Je recommande très vivement la chaîne YouTube de Linguisticae, qui regorge de vidéos passionnantes (et souvent longues, certes) sur la langue.

La chaîne Linguisticae sert à comprendre d’où viennent les mots, les langues, et comment le langage est fait et évolue. Entre vulgarisation scientifique d’une discipline trop méconnue et cassage d’idées reçues, tout le monde y trouve son compte !

J’adore l’accessibilité de Monté, linguiste qui anime la chaîne, et aussi membre du Vortex d’Arte avec d’autres créateurs et créatrices YouTube.
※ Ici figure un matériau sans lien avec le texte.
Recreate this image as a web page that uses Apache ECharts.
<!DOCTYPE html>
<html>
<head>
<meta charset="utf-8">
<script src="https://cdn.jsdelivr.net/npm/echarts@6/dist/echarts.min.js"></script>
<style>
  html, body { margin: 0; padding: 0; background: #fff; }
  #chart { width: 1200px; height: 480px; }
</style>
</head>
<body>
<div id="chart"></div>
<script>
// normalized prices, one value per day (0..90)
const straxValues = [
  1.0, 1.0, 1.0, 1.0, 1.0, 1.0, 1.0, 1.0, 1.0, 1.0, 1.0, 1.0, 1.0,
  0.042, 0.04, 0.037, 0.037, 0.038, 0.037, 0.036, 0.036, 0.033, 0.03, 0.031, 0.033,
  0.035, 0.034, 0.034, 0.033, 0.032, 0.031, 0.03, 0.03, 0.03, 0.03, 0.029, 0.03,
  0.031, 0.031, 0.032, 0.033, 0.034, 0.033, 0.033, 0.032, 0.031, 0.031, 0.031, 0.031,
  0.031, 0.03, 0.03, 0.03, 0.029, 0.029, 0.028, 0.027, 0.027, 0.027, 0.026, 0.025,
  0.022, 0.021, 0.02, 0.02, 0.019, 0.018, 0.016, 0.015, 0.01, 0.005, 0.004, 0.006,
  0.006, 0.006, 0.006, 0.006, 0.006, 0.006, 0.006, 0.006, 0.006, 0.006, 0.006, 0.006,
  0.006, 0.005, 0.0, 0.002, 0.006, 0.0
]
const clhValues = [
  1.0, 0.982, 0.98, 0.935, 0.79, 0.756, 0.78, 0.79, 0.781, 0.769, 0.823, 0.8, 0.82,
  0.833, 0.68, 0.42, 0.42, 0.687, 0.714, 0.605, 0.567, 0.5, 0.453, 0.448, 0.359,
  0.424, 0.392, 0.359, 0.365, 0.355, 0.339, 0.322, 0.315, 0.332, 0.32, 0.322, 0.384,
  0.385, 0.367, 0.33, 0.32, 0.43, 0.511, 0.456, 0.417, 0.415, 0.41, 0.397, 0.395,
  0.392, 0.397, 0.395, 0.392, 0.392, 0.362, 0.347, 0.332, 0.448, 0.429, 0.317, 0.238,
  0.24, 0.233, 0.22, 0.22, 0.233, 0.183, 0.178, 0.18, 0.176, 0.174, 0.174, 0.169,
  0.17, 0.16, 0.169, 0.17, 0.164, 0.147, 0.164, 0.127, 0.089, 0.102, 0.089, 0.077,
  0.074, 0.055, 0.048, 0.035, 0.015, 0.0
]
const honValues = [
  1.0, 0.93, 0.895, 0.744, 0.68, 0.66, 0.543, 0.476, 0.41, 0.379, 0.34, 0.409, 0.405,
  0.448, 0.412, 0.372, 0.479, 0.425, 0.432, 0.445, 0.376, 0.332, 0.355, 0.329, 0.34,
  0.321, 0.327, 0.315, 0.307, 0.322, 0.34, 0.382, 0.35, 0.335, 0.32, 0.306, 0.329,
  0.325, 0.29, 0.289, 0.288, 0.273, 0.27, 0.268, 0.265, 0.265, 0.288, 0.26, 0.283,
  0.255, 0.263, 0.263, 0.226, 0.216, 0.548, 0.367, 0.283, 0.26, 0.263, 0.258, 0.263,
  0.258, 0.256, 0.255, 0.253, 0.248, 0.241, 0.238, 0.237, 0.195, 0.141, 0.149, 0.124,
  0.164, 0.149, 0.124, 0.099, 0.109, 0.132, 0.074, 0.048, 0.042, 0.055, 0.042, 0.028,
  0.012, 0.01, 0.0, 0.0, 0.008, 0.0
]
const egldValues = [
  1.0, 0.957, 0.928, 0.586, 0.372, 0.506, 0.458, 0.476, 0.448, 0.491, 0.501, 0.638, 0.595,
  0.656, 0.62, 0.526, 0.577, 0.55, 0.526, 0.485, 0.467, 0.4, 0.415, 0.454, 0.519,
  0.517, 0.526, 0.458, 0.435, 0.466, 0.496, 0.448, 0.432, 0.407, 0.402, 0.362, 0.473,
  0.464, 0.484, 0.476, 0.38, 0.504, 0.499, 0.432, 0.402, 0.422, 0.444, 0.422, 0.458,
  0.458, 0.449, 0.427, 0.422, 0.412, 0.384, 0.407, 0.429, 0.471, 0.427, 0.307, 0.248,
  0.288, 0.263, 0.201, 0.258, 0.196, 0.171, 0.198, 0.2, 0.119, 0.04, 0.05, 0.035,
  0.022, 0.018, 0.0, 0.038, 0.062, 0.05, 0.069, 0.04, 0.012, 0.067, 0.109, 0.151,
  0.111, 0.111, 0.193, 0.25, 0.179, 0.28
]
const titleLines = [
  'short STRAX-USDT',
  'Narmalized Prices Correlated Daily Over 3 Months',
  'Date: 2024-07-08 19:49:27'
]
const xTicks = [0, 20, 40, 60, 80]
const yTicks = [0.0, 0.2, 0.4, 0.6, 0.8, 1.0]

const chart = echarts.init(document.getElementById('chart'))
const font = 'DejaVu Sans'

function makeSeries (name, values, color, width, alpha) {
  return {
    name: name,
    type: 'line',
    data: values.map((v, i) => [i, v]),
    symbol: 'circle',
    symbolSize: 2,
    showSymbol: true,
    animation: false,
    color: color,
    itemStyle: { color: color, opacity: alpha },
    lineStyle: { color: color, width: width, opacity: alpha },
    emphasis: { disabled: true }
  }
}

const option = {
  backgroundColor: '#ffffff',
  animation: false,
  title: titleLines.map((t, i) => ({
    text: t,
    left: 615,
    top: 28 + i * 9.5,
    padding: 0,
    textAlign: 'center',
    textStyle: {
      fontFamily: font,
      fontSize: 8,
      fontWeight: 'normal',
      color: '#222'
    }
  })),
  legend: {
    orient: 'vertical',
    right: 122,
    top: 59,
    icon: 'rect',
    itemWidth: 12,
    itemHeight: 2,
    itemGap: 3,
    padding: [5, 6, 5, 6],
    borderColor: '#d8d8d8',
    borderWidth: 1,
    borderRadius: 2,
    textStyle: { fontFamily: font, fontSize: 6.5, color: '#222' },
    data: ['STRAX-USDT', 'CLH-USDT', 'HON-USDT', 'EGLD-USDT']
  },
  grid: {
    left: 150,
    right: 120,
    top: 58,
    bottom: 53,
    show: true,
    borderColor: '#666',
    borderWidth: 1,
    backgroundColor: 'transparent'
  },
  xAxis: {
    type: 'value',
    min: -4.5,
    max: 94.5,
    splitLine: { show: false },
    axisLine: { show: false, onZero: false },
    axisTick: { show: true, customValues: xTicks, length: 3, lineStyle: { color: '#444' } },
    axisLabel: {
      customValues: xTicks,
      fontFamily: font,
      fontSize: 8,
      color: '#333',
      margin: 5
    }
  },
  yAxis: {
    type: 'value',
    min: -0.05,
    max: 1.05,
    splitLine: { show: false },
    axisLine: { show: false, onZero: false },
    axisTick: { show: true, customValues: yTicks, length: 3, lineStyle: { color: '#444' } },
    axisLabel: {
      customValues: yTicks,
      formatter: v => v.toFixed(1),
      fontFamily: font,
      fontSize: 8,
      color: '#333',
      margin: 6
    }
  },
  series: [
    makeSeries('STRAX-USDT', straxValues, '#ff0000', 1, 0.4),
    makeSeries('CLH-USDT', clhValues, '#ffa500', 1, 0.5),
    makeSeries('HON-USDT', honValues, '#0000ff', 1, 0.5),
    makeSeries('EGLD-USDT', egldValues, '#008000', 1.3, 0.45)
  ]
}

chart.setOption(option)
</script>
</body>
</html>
Il s’est exprimé sur l’écriture inclusive en 2017 déjà dans les 10 trucs soulants autour de l’écriture inclusive ou plus récemment avec la YouTubeuse juriste AngleDroit dans L’écriture inclusive, bientôt interdite ?
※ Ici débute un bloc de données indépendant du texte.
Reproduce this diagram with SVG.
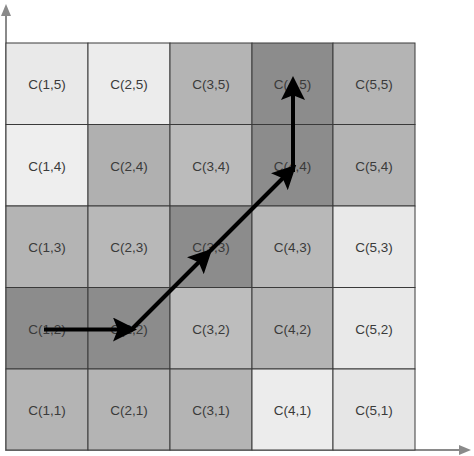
<svg xmlns="http://www.w3.org/2000/svg" width="474" height="456" viewBox="0 0 474 456">
<style>
.cell{stroke:#3a3a3a;stroke-width:1}
.l{fill:#e9e9e9}.m{fill:#b4b4b4}.d{fill:#8c8c8c}
text{font-family:"Liberation Sans",Arial,sans-serif;font-size:13.5px;fill:#3a3a3a;text-anchor:middle}
.ax{stroke:#8a8a8a;stroke-width:2;fill:none}
.ar{stroke:#000;stroke-width:4;fill:none;marker-end:url(#ah)}
</style>
<defs>
<marker id="ah" markerWidth="6" markerHeight="6" refX="4.5" refY="3" orient="auto" markerUnits="strokeWidth" viewBox="0 0 6 6">
<path d="M0,0 L6,3 L0,6 L1.2,3 Z" fill="#000"/>
</marker>
<marker id="gh" markerWidth="6" markerHeight="6" refX="3" refY="3" orient="auto" markerUnits="strokeWidth" viewBox="0 0 6 6">
<path d="M0,0.5 L6,3 L0,5.5 Z" fill="#8a8a8a"/>
</marker>
</defs>
<g id="axes">
<line class="ax" x1="6" y1="451" x2="6" y2="10" marker-end="url(#gh)"/>
<line class="ax" x1="6" y1="450" x2="465" y2="450" marker-end="url(#gh)"/>
</g>
<g id="c15"><rect class="cell l" x="6" y="43" width="82" height="81.5"/><text x="47" y="89">C(1,5)</text></g>
<g id="c25"><rect class="cell l" x="88" y="43" width="82" height="81.5" style="fill:#ececec"/><text x="129" y="89">C(2,5)</text></g>
<g id="c35"><rect class="cell m" x="170" y="43" width="82" height="81.5"/><text x="211" y="89">C(3,5)</text></g>
<g id="c45"><rect class="cell d" x="252" y="43" width="81" height="81.5"/><text x="292.5" y="89">C(4,5)</text></g>
<g id="c55"><rect class="cell m" x="333" y="43" width="82" height="81.5"/><text x="374" y="89">C(5,5)</text></g>

<g id="c14"><rect class="cell l" x="6" y="124.5" width="82" height="81.5" style="fill:#eeeeee"/><text x="47" y="170.5">C(1,4)</text></g>
<g id="c24"><rect class="cell m" x="88" y="124.5" width="82" height="81.5" style="fill:#b0b0b0"/><text x="129" y="170.5">C(2,4)</text></g>
<g id="c34"><rect class="cell m" x="170" y="124.5" width="82" height="81.5" style="fill:#bbbbbb"/><text x="211" y="170.5">C(3,4)</text></g>
<g id="c44"><rect class="cell d" x="252" y="124.5" width="81" height="81.5"/><text x="292.5" y="170.5">C(4,4)</text></g>
<g id="c54"><rect class="cell m" x="333" y="124.5" width="82" height="81.5"/><text x="374" y="170.5">C(5,4)</text></g>

<g id="c13"><rect class="cell m" x="6" y="206" width="82" height="81.5"/><text x="47" y="252">C(1,3)</text></g>
<g id="c23"><rect class="cell m" x="88" y="206" width="82" height="81.5" style="fill:#b8b8b8"/><text x="129" y="252">C(2,3)</text></g>
<g id="c33"><rect class="cell d" x="170" y="206" width="82" height="81.5"/><text x="211" y="252">C(3,3)</text></g>
<g id="c43"><rect class="cell m" x="252" y="206" width="81" height="81.5" style="fill:#b8b8b8"/><text x="292.5" y="252">C(4,3)</text></g>
<g id="c53"><rect class="cell l" x="333" y="206" width="82" height="81.5"/><text x="374" y="252">C(5,3)</text></g>

<g id="c12"><rect class="cell d" x="6" y="287.5" width="82" height="81.5"/><text x="47" y="333.5">C(1,2)</text></g>
<g id="c22"><rect class="cell d" x="88" y="287.5" width="82" height="81.5"/><text x="129" y="333.5">C(2,2)</text></g>
<g id="c32"><rect class="cell m" x="170" y="287.5" width="82" height="81.5" style="fill:#bdbdbd"/><text x="211" y="333.5">C(3,2)</text></g>
<g id="c42"><rect class="cell m" x="252" y="287.5" width="81" height="81.5"/><text x="292.5" y="333.5">C(4,2)</text></g>
<g id="c52"><rect class="cell l" x="333" y="287.5" width="82" height="81.5"/><text x="374" y="333.5">C(5,2)</text></g>

<g id="c11"><rect class="cell m" x="6" y="369" width="82" height="81"/><text x="47" y="415">C(1,1)</text></g>
<g id="c21"><rect class="cell m" x="88" y="369" width="82" height="81"/><text x="129" y="415">C(2,1)</text></g>
<g id="c31"><rect class="cell m" x="170" y="369" width="82" height="81"/><text x="211" y="415">C(3,1)</text></g>
<g id="c41"><rect class="cell l" x="252" y="369" width="81" height="81" style="fill:#ececec"/><text x="292.5" y="415">C(4,1)</text></g>
<g id="c51"><rect class="cell l" x="333" y="369" width="82" height="81" style="fill:#e6e6e6"/><text x="374" y="415">C(5,1)</text></g>

<g id="connectors">
<line class="ar" x1="44" y1="329.5" x2="131" y2="329.5"/>
<line class="ar" x1="130" y1="331" x2="208" y2="253"/>
<line class="ar" x1="206" y1="255" x2="292" y2="169"/>
<line class="ar" x1="293" y1="172" x2="293" y2="82"/>
</g>
</svg>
Mais la vidéo que je préfère, c’est celle-ci : Aya Nakamura, Wejdene et la langue française.

En toute transparence, j’adore Wedjene. Mais vraiment. Je l’écoute seule chez moi, dans la rue, avec mes enfants.
Wejdene est chanteuse et autrice-interprète du tube Anissa et de son célèbre “Tu hors de ma vue” qui a fait couler beaucoup d’encre.
Et je suis choquée de la manière dont elle est souvent traitée, du mépris qu’elle suscite, notamment dans les médias, notamment du fait de sa pratique de la langue française, qui serait totalement scandaleuse.

Dans cette vidéo, Linguisticae (qui n’est pas du tout fan, lui) décortique parfaitement les mécanismes par lesquels Wejdene, comme Aya Nakamura ou dans un autre registre Léna Situations, sont renvoyées par leurs détracteurs et détractrices dans les limbes d’une culture dite illégitime, notamment en raison des libertés qu’elles prennent avec la langue française.
Leur point commun ? Etre des femmes, jeunes, racisées, issues de classes populaires, qui ont du succès.
Une clé de lecture très intéressante qui doit pousser chacun·e à avoir un regard plus critique non pas seulement sur ces chanteuses, autrices, ou YouTubeuses, mais sur les personnes mêmes qui les critiquent et leurs motivations.